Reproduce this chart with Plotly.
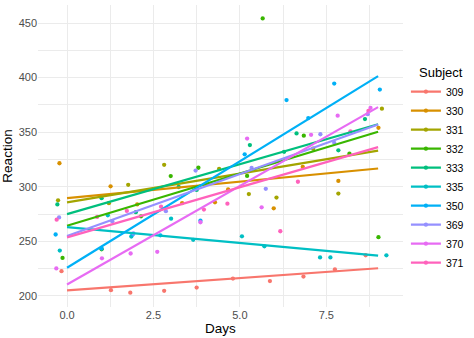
import numpy as np
import plotly.graph_objects as go

# ---- data (sleepstudy subset, points jittered horizontally as shown) ----
subjects = ["309", "330", "331", "332", "333", "335", "350", "369", "370", "371"]
days = [0, 1, 2, 3, 4, 5, 6, 7, 8, 9]

reaction = {
    "309": [222.73, 205.27, 202.98, 204.71, 207.72, 215.96, 213.63, 217.73, 224.30, 237.31],
    "330": [321.54, 300.40, 283.86, 285.13, 285.80, 297.59, 280.24, 318.26, 305.35, 354.05],
    "331": [287.61, 285.00, 301.82, 320.12, 316.28, 293.32, 290.08, 334.82, 293.75, 371.58],
    "332": [234.86, 242.81, 272.96, 309.77, 317.46, 309.99, 454.16, 346.83, 330.30, 253.86],
    "333": [283.84, 289.55, 276.77, 299.80, 297.17, 338.17, 332.02, 348.84, 333.36, 362.04],
    "335": [241.61, 273.95, 254.49, 270.84, 251.45, 254.64, 245.45, 235.31, 235.33, 237.25],
    "350": [256.29, 243.46, 256.20, 255.53, 268.92, 329.72, 379.44, 362.91, 394.49, 389.05],
    "369": [271.92, 268.44, 257.24, 277.66, 314.82, 317.21, 298.14, 348.12, 340.28, 366.51],
    "370": [225.26, 234.52, 238.90, 240.47, 267.54, 344.19, 281.15, 347.59, 365.16, 372.23],
    "371": [269.88, 272.44, 277.90, 281.79, 279.17, 284.51, 259.27, 304.63, 350.78, 369.47],
}

# jittered day values of the plotted points
days_jittered = {
    "309": [-0.16, 1.27, 1.83, 2.81, 3.75, 4.80, 5.87, 6.84, 7.75, 8.64],
    "330": [-0.22, 1.26, 2.03, 3.33, 4.28, 4.66, 5.98, 6.82, 7.85, 9.01],
    "331": [-0.26, 1.21, 1.77, 2.81, 4.40, 5.26, 6.06, 7.12, 7.85, 9.11],
    "332": [-0.13, 1.00, 2.14, 3.00, 3.80, 5.21, 5.66, 6.85, 8.17, 9.01],
    "333": [-0.28, 1.00, 1.99, 3.23, 3.75, 5.29, 6.28, 6.64, 7.85, 8.62],
    "335": [-0.21, 1.18, 1.86, 3.01, 3.65, 5.06, 5.71, 7.32, 7.62, 9.24],
    "350": [-0.33, 1.00, 1.90, 2.70, 3.86, 5.14, 6.35, 6.98, 7.73, 9.05],
    "369": [-0.23, 1.31, 1.92, 2.86, 3.72, 5.34, 5.75, 7.33, 7.73, 8.70],
    "370": [-0.31, 1.01, 1.84, 2.61, 3.86, 5.21, 5.63, 7.06, 7.83, 8.78],
    "371": [-0.30, 0.87, 1.73, 2.72, 3.96, 4.64, 6.17, 6.68, 8.20, 8.72],
}

colors = ["#F8766D", "#D89000", "#A3A500", "#39B600", "#00BF7D",
          "#00BFC4", "#00B0F6", "#9590FF", "#E76BF3", "#FF62BC"]

x_ticks = [0, 2.5, 5, 7.5]
x_tick_labels = ["0.0", "2.5", "5.0", "7.5"]
y_ticks = [200, 250, 300, 350, 400, 450]

fig = go.Figure()

# points layer
for s, c in zip(subjects, colors):
    fig.add_trace(go.Scatter(
        x=days_jittered[s], y=reaction[s], mode="markers",
        marker=dict(color=c, size=4.3, line=dict(width=0)),
        legendgroup=s, showlegend=False, hoverinfo="x+y"))

# linear fits layer
for s, c in zip(subjects, colors):
    d = np.array(days, dtype=float)
    r = np.array(reaction[s], dtype=float)
    slope, intercept = np.polyfit(d, r, 1)
    xs = np.array([d.min(), d.max()])
    fig.add_trace(go.Scatter(
        x=xs, y=intercept + slope * xs, mode="lines",
        line=dict(color=c, width=2.2),
        legendgroup=s, showlegend=False, hoverinfo="skip"))

# legend keys
for s, c in zip(subjects, colors):
    fig.add_trace(go.Scatter(
        x=[None], y=[None], mode="lines+markers", name=s,
        line=dict(color=c, width=2.2), marker=dict(color=c, size=4.3),
        legendgroup=s))

font = "Liberation Sans, Arial, sans-serif"
fig.update_layout(
    width=474, height=338,
    margin=dict(l=35, r=61, t=5, b=31),
    paper_bgcolor="white", plot_bgcolor="white",
    font=dict(family=font, color="#000000"),
    showlegend=True,
    legend=dict(
        font=dict(size=10.5, color="#000000"),
        x=1.008, xanchor="left", y=0.43, yanchor="middle",
        tracegroupgap=0, itemwidth=30, bgcolor="rgba(0,0,0,0)",
    ),
    annotations=[dict(
        text="Subject", xref="paper", yref="paper", x=1.0397, y=0.778,
        xanchor="left", yanchor="middle", showarrow=False,
        font=dict(size=13, color="#000000"))],
    xaxis=dict(
        range=[-0.84, 9.72], tickvals=x_ticks, ticktext=x_tick_labels,
        showgrid=True, gridcolor="#EBEBEB", gridwidth=1.1,
        minor=dict(dtick=1.25, tick0=0, showgrid=True, gridcolor="#EBEBEB", gridwidth=0.6),
        zeroline=False, showline=False, ticks="",
        tickfont=dict(size=11, color="#4D4D4D"),
        title=dict(text="Days", font=dict(size=13.5, color="#000000"), standoff=2),
    ),
    yaxis=dict(
        range=[189.9, 466.5], tickvals=y_ticks,
        showgrid=True, gridcolor="#EBEBEB", gridwidth=1.1,
        minor=dict(dtick=25, tick0=0, showgrid=True, gridcolor="#EBEBEB", gridwidth=0.6),
        zeroline=False, showline=False, ticks="",
        tickfont=dict(size=11, color="#4D4D4D"),
        title=dict(text="Reaction", font=dict(size=13.5, color="#000000"), standoff=4),
    ),
)

fig.write_html("out.html")
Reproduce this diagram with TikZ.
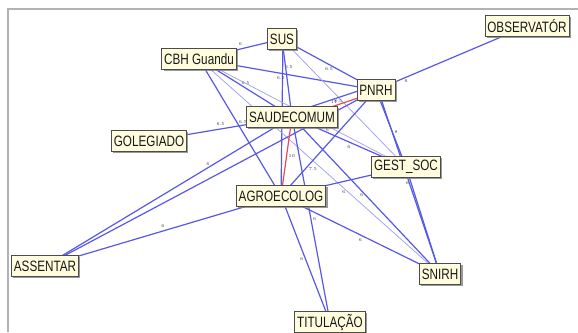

···

Given exercise → Write out the listing above exactly as it stands, pictures excluded.

Answer below →
Reproduce this chart with Plotly.
import numpy as np
import plotly.graph_objects as go

# ---- data (sleepstudy subset, points jittered horizontally as shown) ----
subjects = ["309", "330", "331", "332", "333", "335", "350", "369", "370", "371"]
days = [0, 1, 2, 3, 4, 5, 6, 7, 8, 9]

reaction = {
    "309": [222.73, 205.27, 202.98, 204.71, 207.72, 215.96, 213.63, 217.73, 224.30, 237.31],
    "330": [321.54, 300.40, 283.86, 285.13, 285.80, 297.59, 280.24, 318.26, 305.35, 354.05],
    "331": [287.61, 285.00, 301.82, 320.12, 316.28, 293.32, 290.08, 334.82, 293.75, 371.58],
    "332": [234.86, 242.81, 272.96, 309.77, 317.46, 309.99, 454.16, 346.83, 330.30, 253.86],
    "333": [283.84, 289.55, 276.77, 299.80, 297.17, 338.17, 332.02, 348.84, 333.36, 362.04],
    "335": [241.61, 273.95, 254.49, 270.84, 251.45, 254.64, 245.45, 235.31, 235.33, 237.25],
    "350": [256.29, 243.46, 256.20, 255.53, 268.92, 329.72, 379.44, 362.91, 394.49, 389.05],
    "369": [271.92, 268.44, 257.24, 277.66, 314.82, 317.21, 298.14, 348.12, 340.28, 366.51],
    "370": [225.26, 234.52, 238.90, 240.47, 267.54, 344.19, 281.15, 347.59, 365.16, 372.23],
    "371": [269.88, 272.44, 277.90, 281.79, 279.17, 284.51, 259.27, 304.63, 350.78, 369.47],
}

# jittered day values of the plotted points
days_jittered = {
    "309": [-0.16, 1.27, 1.83, 2.81, 3.75, 4.80, 5.87, 6.84, 7.75, 8.64],
    "330": [-0.22, 1.26, 2.03, 3.33, 4.28, 4.66, 5.98, 6.82, 7.85, 9.01],
    "331": [-0.26, 1.21, 1.77, 2.81, 4.40, 5.26, 6.06, 7.12, 7.85, 9.11],
    "332": [-0.13, 1.00, 2.14, 3.00, 3.80, 5.21, 5.66, 6.85, 8.17, 9.01],
    "333": [-0.28, 1.00, 1.99, 3.23, 3.75, 5.29, 6.28, 6.64, 7.85, 8.62],
    "335": [-0.21, 1.18, 1.86, 3.01, 3.65, 5.06, 5.71, 7.32, 7.62, 9.24],
    "350": [-0.33, 1.00, 1.90, 2.70, 3.86, 5.14, 6.35, 6.98, 7.73, 9.05],
    "369": [-0.23, 1.31, 1.92, 2.86, 3.72, 5.34, 5.75, 7.33, 7.73, 8.70],
    "370": [-0.31, 1.01, 1.84, 2.61, 3.86, 5.21, 5.63, 7.06, 7.83, 8.78],
    "371": [-0.30, 0.87, 1.73, 2.72, 3.96, 4.64, 6.17, 6.68, 8.20, 8.72],
}

colors = ["#F8766D", "#D89000", "#A3A500", "#39B600", "#00BF7D",
          "#00BFC4", "#00B0F6", "#9590FF", "#E76BF3", "#FF62BC"]

x_ticks = [0, 2.5, 5, 7.5]
x_tick_labels = ["0.0", "2.5", "5.0", "7.5"]
y_ticks = [200, 250, 300, 350, 400, 450]

fig = go.Figure()

# points layer
for s, c in zip(subjects, colors):
    fig.add_trace(go.Scatter(
        x=days_jittered[s], y=reaction[s], mode="markers",
        marker=dict(color=c, size=4.3, line=dict(width=0)),
        legendgroup=s, showlegend=False, hoverinfo="x+y"))

# linear fits layer
for s, c in zip(subjects, colors):
    d = np.array(days, dtype=float)
    r = np.array(reaction[s], dtype=float)
    slope, intercept = np.polyfit(d, r, 1)
    xs = np.array([d.min(), d.max()])
    fig.add_trace(go.Scatter(
        x=xs, y=intercept + slope * xs, mode="lines",
        line=dict(color=c, width=2.2),
        legendgroup=s, showlegend=False, hoverinfo="skip"))

# legend keys
for s, c in zip(subjects, colors):
    fig.add_trace(go.Scatter(
        x=[None], y=[None], mode="lines+markers", name=s,
        line=dict(color=c, width=2.2), marker=dict(color=c, size=4.3),
        legendgroup=s))

font = "Liberation Sans, Arial, sans-serif"
fig.update_layout(
    width=474, height=338,
    margin=dict(l=35, r=61, t=5, b=31),
    paper_bgcolor="white", plot_bgcolor="white",
    font=dict(family=font, color="#000000"),
    showlegend=True,
    legend=dict(
        font=dict(size=10.5, color="#000000"),
        x=1.008, xanchor="left", y=0.43, yanchor="middle",
        tracegroupgap=0, itemwidth=30, bgcolor="rgba(0,0,0,0)",
    ),
    annotations=[dict(
        text="Subject", xref="paper", yref="paper", x=1.0397, y=0.778,
        xanchor="left", yanchor="middle", showarrow=False,
        font=dict(size=13, color="#000000"))],
    xaxis=dict(
        range=[-0.84, 9.72], tickvals=x_ticks, ticktext=x_tick_labels,
        showgrid=True, gridcolor="#EBEBEB", gridwidth=1.1,
        minor=dict(dtick=1.25, tick0=0, showgrid=True, gridcolor="#EBEBEB", gridwidth=0.6),
        zeroline=False, showline=False, ticks="",
        tickfont=dict(size=11, color="#4D4D4D"),
        title=dict(text="Days", font=dict(size=13.5, color="#000000"), standoff=2),
    ),
    yaxis=dict(
        range=[189.9, 466.5], tickvals=y_ticks,
        showgrid=True, gridcolor="#EBEBEB", gridwidth=1.1,
        minor=dict(dtick=25, tick0=0, showgrid=True, gridcolor="#EBEBEB", gridwidth=0.6),
        zeroline=False, showline=False, ticks="",
        tickfont=dict(size=11, color="#4D4D4D"),
        title=dict(text="Reaction", font=dict(size=13.5, color="#000000"), standoff=4),
    ),
)

fig.write_html("out.html")
Reproduce this diagram with TikZ.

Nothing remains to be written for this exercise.